Somewhere on the dead-man-walking route to the HR hive of cubes, I started creating the smoker that I hoped would lull the worker bees into a state of pacified ignorance and confusion. Another facet of the well told lie is that they start with the pollen of truth. Mine certainly did.
I left U-Mass is a mass of confusion. I had grades of "incomplete" in classes where I had only to turn in a paper to receive credit, an independent study that required the signature of completion from a professor who never returned from sabbatical, and maybe two more tiny semesters of class to get my degree.
By the time I got to the office, I'd created an Oh-jeez-here-we-go-again-with-this-college-degree confusion-again persona that I felt created the right alchemy of nonchalance and irritation that might ward off my being kicked to the corporate curb.
I spouted a geyser of bullshit and misdirection to the human resources director about how they'd said they'd corrected these issues, this is so totally typical, can you believe the inconvenience, I couldn't be more sorry for the trouble...
All the while, my dear, kind-hearted boss was nodding next to me in complete support. She was facing the firing squad with me, and as my lie got more complex and incomprehensible she was becoming truly hopeful. Maybe I hadn't lied on my resume. Maybe this was all just a big mistake.

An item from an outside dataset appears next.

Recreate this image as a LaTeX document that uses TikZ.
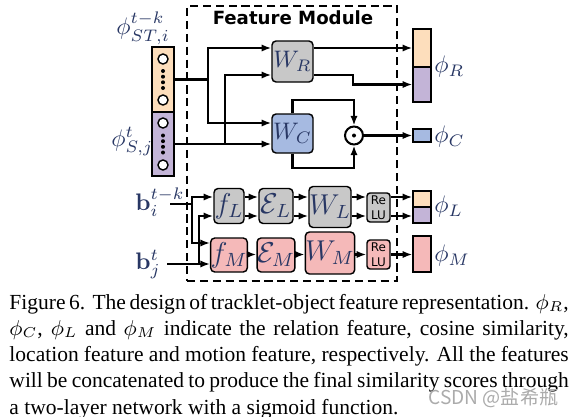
\documentclass[tikz,border=0pt]{standalone}
\usepackage[no-math]{fontspec}
\setmainfont{Liberation Serif}
\newfontfamily\dvsans{DejaVu Sans}
\newfontfamily\cjkfont{Noto Sans CJK SC}
\usetikzlibrary{arrows.meta}
\newcommand\pxu{0.4184pt}
\definecolor{peach}{RGB}{253,222,188}
\definecolor{lav}{RGB}{195,180,215}
\definecolor{gbox}{RGB}{200,200,200}
\definecolor{bbox}{RGB}{166,186,225}
\definecolor{pbox}{RGB}{245,185,185}
\definecolor{mblue}{RGB}{40,55,100}
\begin{document}
\begin{tikzpicture}[x=0.4184pt,y=-0.4184pt,
  sz/.style 2 args={minimum width=#1*\pxu,minimum height=#2*\pxu},
  rbox/.style={draw,line width=0.6pt,rounded corners=1.7pt,inner sep=0pt,text=mblue},
  vbox/.style={draw,line width=0.7pt,inner sep=0pt},
  fbox/.style={draw,line width=0.6pt,inner sep=0pt},
  cir/.style={circle,draw,line width=0.6pt,fill=white,inner sep=0pt,minimum size=10*\pxu},
  dotn/.style={circle,fill=black,inner sep=0pt,minimum size=4*\pxu},
  lbl/.style={inner sep=0pt,text=mblue,font=\fontsize{10}{12}\selectfont},
  relu/.style={draw,line width=0.6pt,rounded corners=1.3pt,inner sep=0pt,align=center,
     font=\dvsans\fontsize{5}{6.2}\selectfont},
  ln/.style={line width=0.85pt},
  arr/.style={line width=0.85pt,-{Latex[length=4pt,width=3pt]}}]
\useasboundingbox (0,0) rectangle (575,417);
% feature module frame
\node[draw,line width=0.6pt,dash pattern=on 3.4pt off 2pt,sz={210}{275},inner sep=0pt] (fmod) at (292,143.5) {};
\node[inner sep=0pt,font=\dvsans\bfseries\fontsize{7.6}{9}\selectfont] (fmt) at (293,18) {Feature Module};
% feature vectors
\node[vbox,fill=peach,sz={22}{65}] (vo) at (163,79.5) {};
\node[vbox,fill=lav,sz={22}{64}] (vp) at (163,144) {};
\node[cir] (c1) at (163,59) {};
\node[cir] (c2) at (163,100) {};
\node[dotn] (d1) at (163,71) {};
\node[dotn] (d2) at (163,76.7) {};
\node[dotn] (d3) at (163,82.3) {};
\node[dotn] (d4) at (163,88) {};
\node[cir] (c3) at (163,123) {};
\node[cir] (c4) at (163,165) {};
\node[dotn] (d5) at (163,135.5) {};
\node[dotn] (d6) at (163,141.2) {};
\node[dotn] (d7) at (163,146.8) {};
\node[dotn] (d8) at (163,152.5) {};
\node[lbl,anchor=base west] (phiST) at (116,34) {$\phi^{t-k}_{ST,i}$};
\node[lbl,anchor=base west] (phiS) at (111,146) {$\phi^{t}_{S,j}$};
% W_R, W_C
\node[rbox,fill=gbox,sz={41}{41}] (wr) at (292.5,61.5) {$W_R$};
\node[rbox,fill=bbox,sz={41}{39}] (wc) at (292.5,133.5) {$W_C$};
\node[circle,draw,line width=0.85pt,fill=white,inner sep=0pt,minimum size=18*\pxu] (odot) at (354,135.5) {};
\node[dotn] (odotc) at (odot.center) {};
% outputs top
\node[fbox,fill=peach,sz={18}{38}] (phiRo) at (422,48) {};
\node[fbox,fill=lav,sz={18}{35}] (phiRp) at (422,84.5) {};
\node[fbox,fill=bbox,sz={18}{13}] (phiCb) at (422,135.5) {};
\node[lbl,anchor=west] (phiR) at (434,67) {$\phi_R$};
\node[lbl,anchor=west] (phiC) at (434,137) {$\phi_C$};
% lower rows
\node[lbl,anchor=base west] (bi) at (135,210) {$\mathbf{b}_i^{t-k}$};
\node[lbl,anchor=base west] (bj) at (135,269) {$\mathbf{b}_j^{t}$};
\begin{scope}[every node/.append style={font=\fontsize{12}{14}\selectfont}]
\node[rbox,fill=gbox,sz={30}{35}] (fl) at (229,206) {$f_L$};
\node[rbox,fill=gbox,sz={34}{35}] (el) at (276,206) {$\mathcal{E}_L$};
\node[rbox,fill=gbox,sz={42}{41}] (wl) at (330,207) {$W_L$};
\node[rbox,fill=pbox,sz={30}{34}] (fm) at (229,255) {$f_M$};
\node[rbox,fill=pbox,sz={34}{34}] (em) at (276,255) {$\mathcal{E}_M$};
\node[rbox,fill=pbox,sz={42}{42}] (wm) at (330,253) {$W_M$};
\end{scope}
\node[relu,fill=gbox,sz={23}{29}] (rl) at (378.5,207.5) {Re\\LU};
\node[relu,fill=pbox,sz={23}{29}] (rm) at (378.5,254.5) {Re\\LU};
\node[fbox,fill=peach,sz={18}{16}] (phiLo) at (422,199) {};
\node[fbox,fill=lav,sz={18}{16}] (phiLp) at (422,215) {};
\node[fbox,fill=pbox,sz={18}{36}] (phiMb) at (422,254) {};
\node[lbl,anchor=west] (phiL) at (434,207) {$\phi_L$};
\node[lbl,anchor=west] (phiM) at (434,256) {$\phi_M$};
% row coordinates
\coordinate (y48) at (0,48);
\coordinate (y75) at (0,75);
\coordinate (y123) at (0,123);
\coordinate (y144) at (0,144);
\coordinate (r1) at (0,197);
\coordinate (r2) at (0,216);
\coordinate (r3) at (0,254.5);
\coordinate (r4) at (0,243);
\coordinate (r5) at (0,264);
% top connectors
\coordinate (ja) at (208,79.5);
\coordinate (jb) at (225,144);
\draw[ln] (vo.east) -- (ja);
\draw[arr] (ja) |- (wr.west |- y48);
\draw[arr] (ja) |- (wc.west |- y123);
\draw[arr] (vp.east) -- (wc.west |- y144);
\draw[arr] (jb) |- (wr.west |- y75);
\coordinate (jc) at (353,75);
\draw[arr] (wr.east |- y48) -- (phiRo.west);
\draw[arr] (wr.east |- y75) -- (jc) |- (phiRp.west);
\coordinate (jd) at (292.5,100);
\coordinate (je) at (292.5,168);
\draw[arr] (wc.north) -- (jd) -| (odot.north);
\draw[arr] (wc.south) -- (je) -| (odot.south);
\draw[arr] (odot.east) -- (phiCb.west);
% lower connectors
\coordinate (bio) at (170,204);
\coordinate (jf) at (192,204);
\coordinate (bjo) at (167,264);
\coordinate (jg) at (199,264);
\draw[ln] (bio) -- (jf);
\draw[arr] (jf) |- (fl.west |- r1);
\draw[arr] (jf) |- (fm.west |- r4);
\draw[arr] (bjo) -- (fm.west |- r5);
\draw[arr] (jg) |- (fl.west |- r2);
\draw[arr] (fl.east |- r1) -- (el.west |- r1);
\draw[arr] (fl.east |- r2) -- (el.west |- r2);
\draw[arr] (el.east |- r1) -- (wl.west |- r1);
\draw[arr] (el.east |- r2) -- (wl.west |- r2);
\draw[arr] (wl.east |- r1) -- (rl.west |- r1);
\draw[arr] (wl.east |- r2) -- (rl.west |- r2);
\draw[arr] (rl.east |- r1) -- (phiLo.west |- r1);
\draw[arr] (rl.east |- r2) -- (phiLp.west |- r2);
\draw[arr] (fm.east |- r3) -- (em.west |- r3);
\draw[arr] (em.east |- r3) -- (wm.west |- r3);
\draw[arr] (wm.east |- r3) -- (rm.west |- r3);
\draw[arr] (rm.east |- r3) -- (phiMb.west |- r3);
% caption
\node[anchor=base west,inner sep=0pt,text width=234pt,align=justify,
  font=\fontsize{9}{11}\selectfont] (cap) at (9,309)
  {Figure 6.\ \ The design of tracklet-object feature representation. $\phi_R$,\linebreak
   $\phi_C$, $\phi_L$ and $\phi_M$ indicate the relation feature, cosine similarity,\linebreak
   location feature and motion feature, respectively. All the features\linebreak
   will be concatenated to produce the final similarity scores through\linebreak
   a two-layer network with a sigmoid function.};
\node[anchor=base west,inner sep=0pt,text=black!33,font=\cjkfont\fontsize{8}{9}\selectfont] (wm) at (428,404) {CSDN @盐希瓶};
\end{tikzpicture}
\end{document}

Her faith in me was being restored with every twist and turn in my labyrinth of lies. Deceiving this woman, who had shown me nothing but kindness, made something in me putrefy.
I had no idea what I was up against when I wrote the line on my resume. There were people whose whole job was about fact checking these kinds of things. I was scared. I wanted to keep the first real job in my chosen profession. I liked the people I worked with, I was able to pay my rent. I don't think it even crossed my mind that this misdeed could have effects beyond just my next paycheck. I shutter to think that I could have effected my boss' career (I don't think I could have), or the serious blow to my own career path it could have had. A career that lasted through three more jobs and ten years.

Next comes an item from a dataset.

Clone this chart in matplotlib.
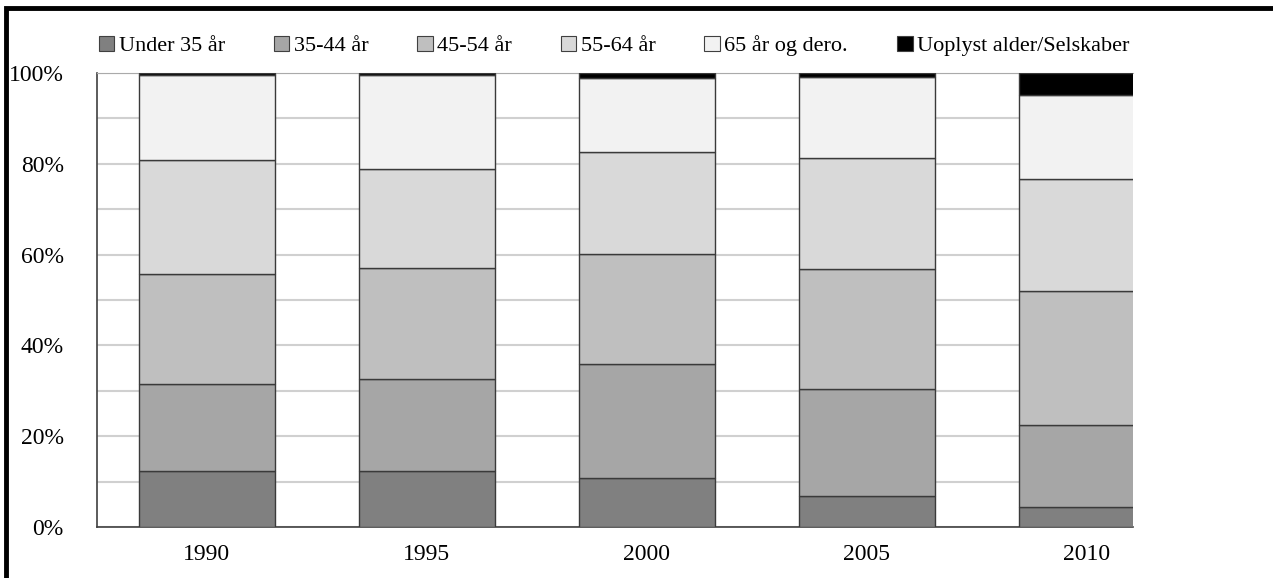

In the end, it was not that they were convinced I hadn't lied on my application, but from a legal standpoint they could not prove that I had. I spent weeks getting documentation of my incompletes, actually corrected and got credit for them with the university (go figure) and blew up enough dust to obscure the reality that I had said I had graduated, when I hadn't. They couldn't prove that I'd intentionally misrepresented on my application, so they couldn't fire me. It was all about the legality. I'd signed my name to the lie, which was the crime, and they couldn't prove that I'd knowingly lied which was my pass.

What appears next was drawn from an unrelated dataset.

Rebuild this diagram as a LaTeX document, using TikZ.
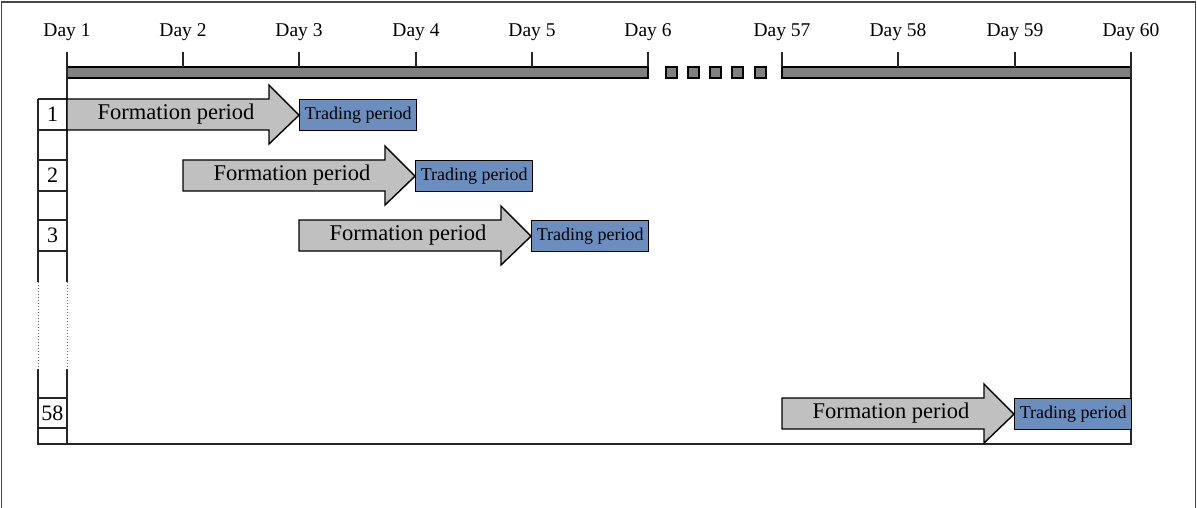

In the three weeks I held this sodden lump of untruth in the wet tissue of my conscience, before they decided to drop the issue with notes in the margins of my file, I was so terrified, so disgusted with my ability to pull it off, so humiliated at my own stupidity, I was changed forever.
My super-hero like power of deception was temporary.
Now you're likely to get from me a little more truth than you (or even I), are comfortable with at thanksgiving dinner, with mixed company, in the presence of minors, but its all me, Associates Degree in Manufacturing and all.
And if I do lie, you'll smell the pee and hear the thumping of my tail and you'll know.